DAVID BERGELAND/Durango Herald
Ask Shay Lopez about his artistic process and what you will get is a series of nouns.
“It’s like jazz or improv, like playing with an EtchASketch. I pick one line and go with it,” Lopez said.
Probing a little deeper uncovers a philosophy that boils down to consistent receptivity without fixed expectation.
“The way I make art and live my life is ‘take it as it comes, create it as it comes.’ It’s not like I set out to create a particular body of work. I didn’t know what it would be until it was done,” he said.
Lopez will debut his newest works tonight at “Off the Cuff & Underfoot: Paintings & Flip Flops,” at Studio &. They reflect a range of passions. Hanging sculpture, figures painted on wood and a family of nonrepresentational pieces struck in bold color sum up an artist who has never liked to work in just one medium, artistically or literarily.
Born and raised near Tucson, Ariz., Lopez earned amasters in fine arts in nonfiction writing at the University of Arizona. The MFA was a chance for him to not only deepen his writing skills but also to live in Tucson in a different capacity than when he was growing up.
“There, I could explore my roots, hone my craft,” he said.
Lopez continues to hone his writing as a contributor to the Durango Telegraph and by writing his fictionalized memoir.
Lately, however, it has been painting and sculpting, not writing, that fuel Lopez’s expression. His striking new paintings, worked onto found-wood canvases, are a medley of primary color, leaping at the eye in broad strokes and circular swirls. This colony of paintings plays with a unified color palate and experiments with scale. But even in the largest painting, people get the impression that they’re looking at a section of a larger cacophony. These works, as yet unnamed, were”a nice break” from his other projects, inspired by “the beautiful weather and coming of spring ... full of energy.”

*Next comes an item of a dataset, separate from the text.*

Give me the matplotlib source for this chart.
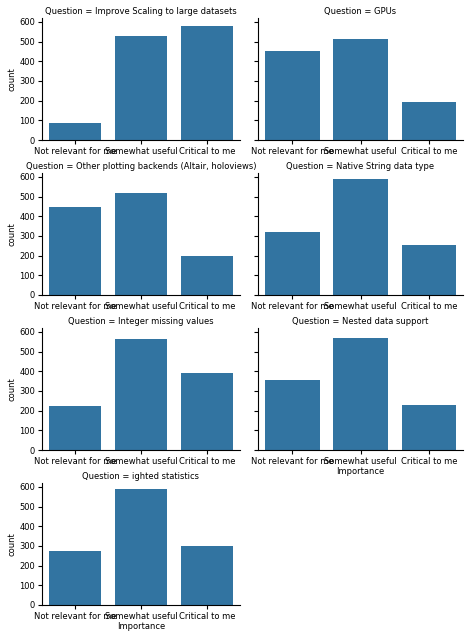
import matplotlib
matplotlib.use("Agg")
import matplotlib.pyplot as plt

categories = ["Not relevant for me", "Somewhat useful", "Critical to me"]
questions = ["Improve Scaling to large datasets", "GPUs",
             "Other plotting backends (Altair, holoviews)", "Native String data type",
             "Integer missing values", "Nested data support", "ighted statistics"]
counts = [
    [85, 530, 578],
    [450, 515, 193],
    [447, 517, 200],
    [318, 592, 255],
    [222, 562, 390],
    [355, 570, 230],
    [272, 590, 300],
]

W, H = 474, 633
fs = 6.0
fig = plt.figure(figsize=(W/100, H/100), dpi=100)
lefts = [42, 258]
widths = [198, 205]
tops = [18, 173, 328, 483]
h = 122
for i, (q, vals) in enumerate(zip(questions, counts)):
    r, c = divmod(i, 2)
    ax = fig.add_axes([lefts[c]/W, 1-(tops[r]+h)/H, widths[c]/W, h/H])
    ax.bar(range(3), vals, width=0.8, color="#3274a1")
    ax.set_xticks(range(3))
    ax.set_xticklabels(categories, fontsize=fs)
    ax.set_xlim(-0.5, 2.5)
    ax.set_ylim(0, 620)
    ax.set_yticks([0, 100, 200, 300, 400, 500, 600])
    ax.tick_params(labelsize=fs, length=3, pad=2)
    ax.set_title(f"Question = {q}", fontsize=fs, pad=3)
    for s in ["top", "right"]:
        ax.spines[s].set_visible(False)
    if c == 0:
        ax.set_ylabel("count", fontsize=fs, labelpad=2)
    else:
        ax.set_yticklabels([])
    if i >= 5:
        ax.set_xlabel("Importance", fontsize=fs, labelpad=1)
fig.savefig("out.png", dpi=100)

Tapping history for inspiration, Lopez painted “Young Gun,” a ghostly black-and-white figure on discarded wood, as part of a series based on Augustine Casasole’s photographs of the Mexican Revolution. He characterizes his figure paintings as “more deliberate” than the bright mash-ups that visitors will experience on his larger canvases.
Lopez’s sculpture takes a macabre turn. “To a Desert Childhood,” a piece mounted to the wall, features “found, dead things,” including a large succulent leaf, now dry, and a cat skull. All of these items, he said, were once sitting on top of his refrigerator until he felt moved to unite them.
Today’s show will mark Lopez’s second solo exhibit at Studio &, a collective that he joined in January 2011. The collaborative energy at play in &’s combined work space and gallery revealed new horizons for Lopez.
“Since being with &, I have discovered how fun and powerful it is to work with other people. The art thrives from a sharing of ideas,” he said.
That group awareness has helped Lopez undertake his most surprising project yet – handmade flip-flops. After meeting local cobbler Mervin Stilson, their friendship and mutual shoemaking took off. Lopez’s line of all-leather flip-flops, branded “& Friends Footwear,” brings together the extended members of the Studio & family and represents the gallery’s inclusive vibe.
For Lopez, choosing one passion is out of the question.
“The way I live my life, I enjoy many things. I don’t ever want to be known as the guy doing ‘that thing,’” he said.
With a body of work this diverse, you could credit Lopez with making something for everyone.